## AIM OF THE TASK:
Wherever the word "with" appears in a line, extract that line.

## RECORDS SHOWN:
>> start
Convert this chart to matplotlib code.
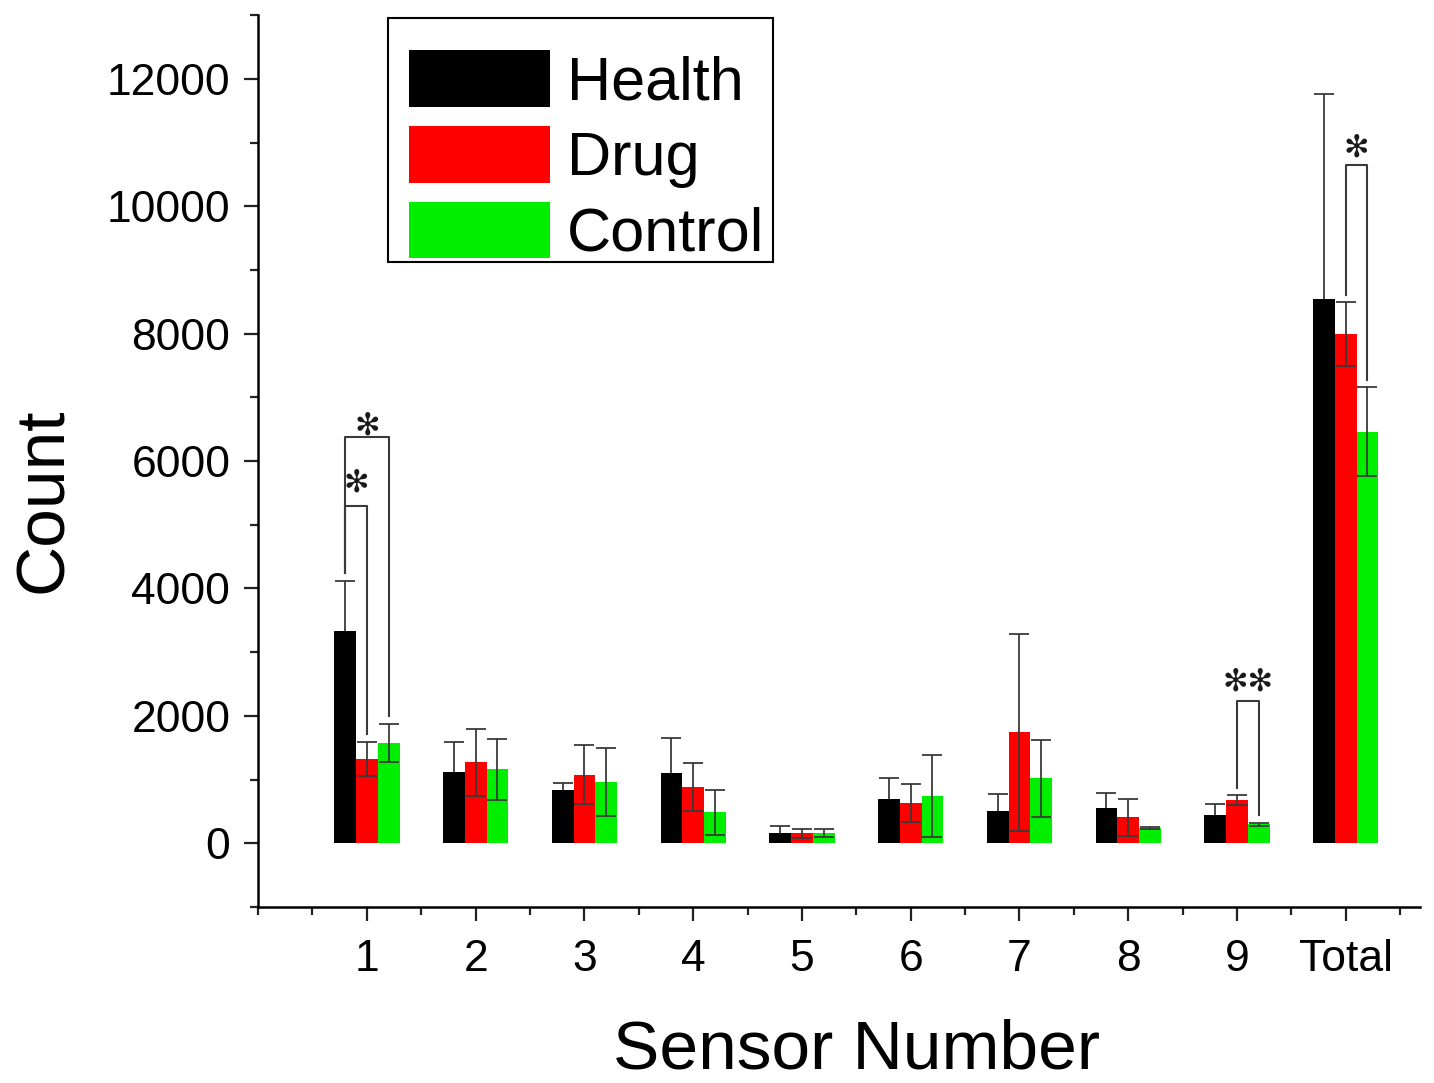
>> end
>> start
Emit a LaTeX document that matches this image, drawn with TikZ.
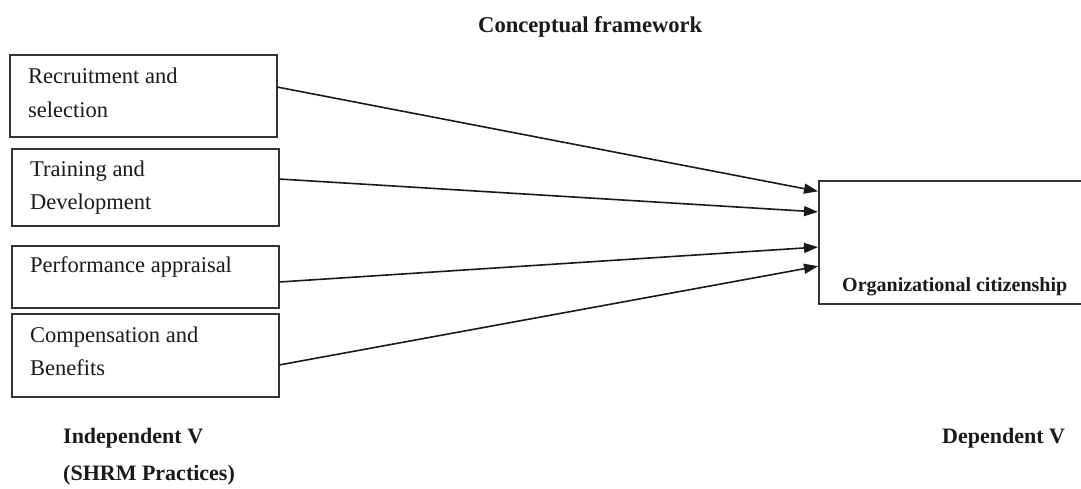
>> end
>> start
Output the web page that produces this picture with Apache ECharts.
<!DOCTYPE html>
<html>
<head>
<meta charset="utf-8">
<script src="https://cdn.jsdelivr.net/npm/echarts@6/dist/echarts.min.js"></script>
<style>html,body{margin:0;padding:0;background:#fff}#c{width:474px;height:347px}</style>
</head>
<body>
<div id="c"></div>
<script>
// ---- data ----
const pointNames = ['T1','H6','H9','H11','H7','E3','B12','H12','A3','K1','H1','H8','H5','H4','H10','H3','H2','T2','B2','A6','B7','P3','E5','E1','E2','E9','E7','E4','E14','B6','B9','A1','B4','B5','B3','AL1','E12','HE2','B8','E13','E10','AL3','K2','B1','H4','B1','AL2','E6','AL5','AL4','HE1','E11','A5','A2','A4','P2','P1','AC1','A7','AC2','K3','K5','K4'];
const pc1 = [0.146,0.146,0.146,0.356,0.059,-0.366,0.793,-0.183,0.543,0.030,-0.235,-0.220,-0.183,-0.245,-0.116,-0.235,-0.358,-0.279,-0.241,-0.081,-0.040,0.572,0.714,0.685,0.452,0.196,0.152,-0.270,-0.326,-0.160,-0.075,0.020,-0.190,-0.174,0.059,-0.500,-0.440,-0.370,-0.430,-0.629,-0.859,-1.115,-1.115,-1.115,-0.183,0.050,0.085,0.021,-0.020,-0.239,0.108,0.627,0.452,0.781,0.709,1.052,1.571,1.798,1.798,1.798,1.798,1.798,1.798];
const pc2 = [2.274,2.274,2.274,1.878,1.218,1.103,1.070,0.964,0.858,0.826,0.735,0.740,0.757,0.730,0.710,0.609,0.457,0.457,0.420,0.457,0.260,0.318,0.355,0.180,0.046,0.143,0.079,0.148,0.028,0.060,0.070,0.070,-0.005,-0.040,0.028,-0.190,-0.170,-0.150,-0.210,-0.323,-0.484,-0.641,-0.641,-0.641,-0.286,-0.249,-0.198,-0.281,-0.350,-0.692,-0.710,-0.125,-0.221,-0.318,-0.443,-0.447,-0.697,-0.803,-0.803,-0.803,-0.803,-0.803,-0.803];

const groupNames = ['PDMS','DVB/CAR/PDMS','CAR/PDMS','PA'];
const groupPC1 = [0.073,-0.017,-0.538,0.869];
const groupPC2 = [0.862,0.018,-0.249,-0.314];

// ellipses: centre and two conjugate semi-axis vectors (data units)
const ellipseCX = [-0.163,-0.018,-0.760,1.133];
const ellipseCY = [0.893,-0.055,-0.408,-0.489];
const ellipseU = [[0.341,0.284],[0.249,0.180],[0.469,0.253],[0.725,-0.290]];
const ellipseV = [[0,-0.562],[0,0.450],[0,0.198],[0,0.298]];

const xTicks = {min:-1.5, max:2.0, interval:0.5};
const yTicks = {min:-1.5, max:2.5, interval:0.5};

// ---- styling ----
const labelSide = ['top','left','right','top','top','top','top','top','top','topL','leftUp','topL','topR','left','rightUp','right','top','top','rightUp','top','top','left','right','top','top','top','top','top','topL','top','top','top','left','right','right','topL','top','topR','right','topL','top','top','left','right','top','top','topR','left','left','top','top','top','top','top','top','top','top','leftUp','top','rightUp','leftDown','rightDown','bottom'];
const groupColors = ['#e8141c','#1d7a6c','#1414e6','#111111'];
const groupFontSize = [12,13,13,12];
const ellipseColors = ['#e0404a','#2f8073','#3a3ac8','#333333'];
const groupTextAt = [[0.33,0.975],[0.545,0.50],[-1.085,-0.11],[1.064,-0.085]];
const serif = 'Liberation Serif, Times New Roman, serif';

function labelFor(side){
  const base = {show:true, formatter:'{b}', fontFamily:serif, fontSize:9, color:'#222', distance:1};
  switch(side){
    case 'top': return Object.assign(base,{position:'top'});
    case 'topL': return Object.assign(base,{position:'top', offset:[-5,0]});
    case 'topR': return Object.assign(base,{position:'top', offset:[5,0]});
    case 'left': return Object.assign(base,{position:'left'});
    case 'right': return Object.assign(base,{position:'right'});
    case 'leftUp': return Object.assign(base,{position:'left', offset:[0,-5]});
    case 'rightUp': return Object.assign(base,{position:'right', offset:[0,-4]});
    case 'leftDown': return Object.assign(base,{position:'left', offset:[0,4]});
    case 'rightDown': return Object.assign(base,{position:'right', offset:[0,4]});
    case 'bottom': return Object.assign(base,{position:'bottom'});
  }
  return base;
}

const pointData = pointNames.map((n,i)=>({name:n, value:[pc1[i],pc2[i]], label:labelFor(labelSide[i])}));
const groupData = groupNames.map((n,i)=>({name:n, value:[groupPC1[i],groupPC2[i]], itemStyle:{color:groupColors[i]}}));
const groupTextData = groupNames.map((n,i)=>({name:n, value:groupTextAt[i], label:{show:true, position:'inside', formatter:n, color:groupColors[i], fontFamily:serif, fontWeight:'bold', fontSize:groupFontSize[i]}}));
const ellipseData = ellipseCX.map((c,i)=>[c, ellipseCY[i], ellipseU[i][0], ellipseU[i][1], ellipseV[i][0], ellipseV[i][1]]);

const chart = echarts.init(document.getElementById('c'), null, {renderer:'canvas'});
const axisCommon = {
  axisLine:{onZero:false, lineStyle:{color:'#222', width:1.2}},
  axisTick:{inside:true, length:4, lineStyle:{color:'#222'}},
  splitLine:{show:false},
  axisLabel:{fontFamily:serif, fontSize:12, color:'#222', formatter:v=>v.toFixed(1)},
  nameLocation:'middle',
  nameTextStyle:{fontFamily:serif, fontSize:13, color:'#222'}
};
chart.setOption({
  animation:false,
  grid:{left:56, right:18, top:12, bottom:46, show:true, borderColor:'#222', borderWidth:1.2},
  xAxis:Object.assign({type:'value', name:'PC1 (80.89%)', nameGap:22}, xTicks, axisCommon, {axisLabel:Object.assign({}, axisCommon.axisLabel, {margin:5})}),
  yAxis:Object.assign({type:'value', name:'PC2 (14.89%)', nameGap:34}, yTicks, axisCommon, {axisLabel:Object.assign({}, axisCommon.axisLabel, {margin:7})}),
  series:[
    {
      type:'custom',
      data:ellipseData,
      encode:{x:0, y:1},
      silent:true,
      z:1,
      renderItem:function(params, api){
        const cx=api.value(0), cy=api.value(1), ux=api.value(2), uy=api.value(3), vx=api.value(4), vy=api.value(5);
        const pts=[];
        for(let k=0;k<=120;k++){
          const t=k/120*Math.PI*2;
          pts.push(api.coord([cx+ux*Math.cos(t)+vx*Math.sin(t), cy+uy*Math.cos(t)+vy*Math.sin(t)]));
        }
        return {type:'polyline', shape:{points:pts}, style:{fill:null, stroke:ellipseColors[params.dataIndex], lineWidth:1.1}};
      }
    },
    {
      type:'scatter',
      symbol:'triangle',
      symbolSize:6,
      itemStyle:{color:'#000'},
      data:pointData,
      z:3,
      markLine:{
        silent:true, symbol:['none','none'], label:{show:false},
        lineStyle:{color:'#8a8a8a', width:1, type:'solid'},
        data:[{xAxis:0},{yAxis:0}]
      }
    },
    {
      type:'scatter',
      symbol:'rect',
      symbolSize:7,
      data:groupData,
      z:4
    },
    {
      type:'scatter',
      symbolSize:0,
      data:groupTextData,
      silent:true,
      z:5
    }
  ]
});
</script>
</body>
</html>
>> end
## EXPECTED ANSWER:
Emit a LaTeX document that matches this image, drawn with TikZ.
Output the web page that produces this picture with Apache ECharts.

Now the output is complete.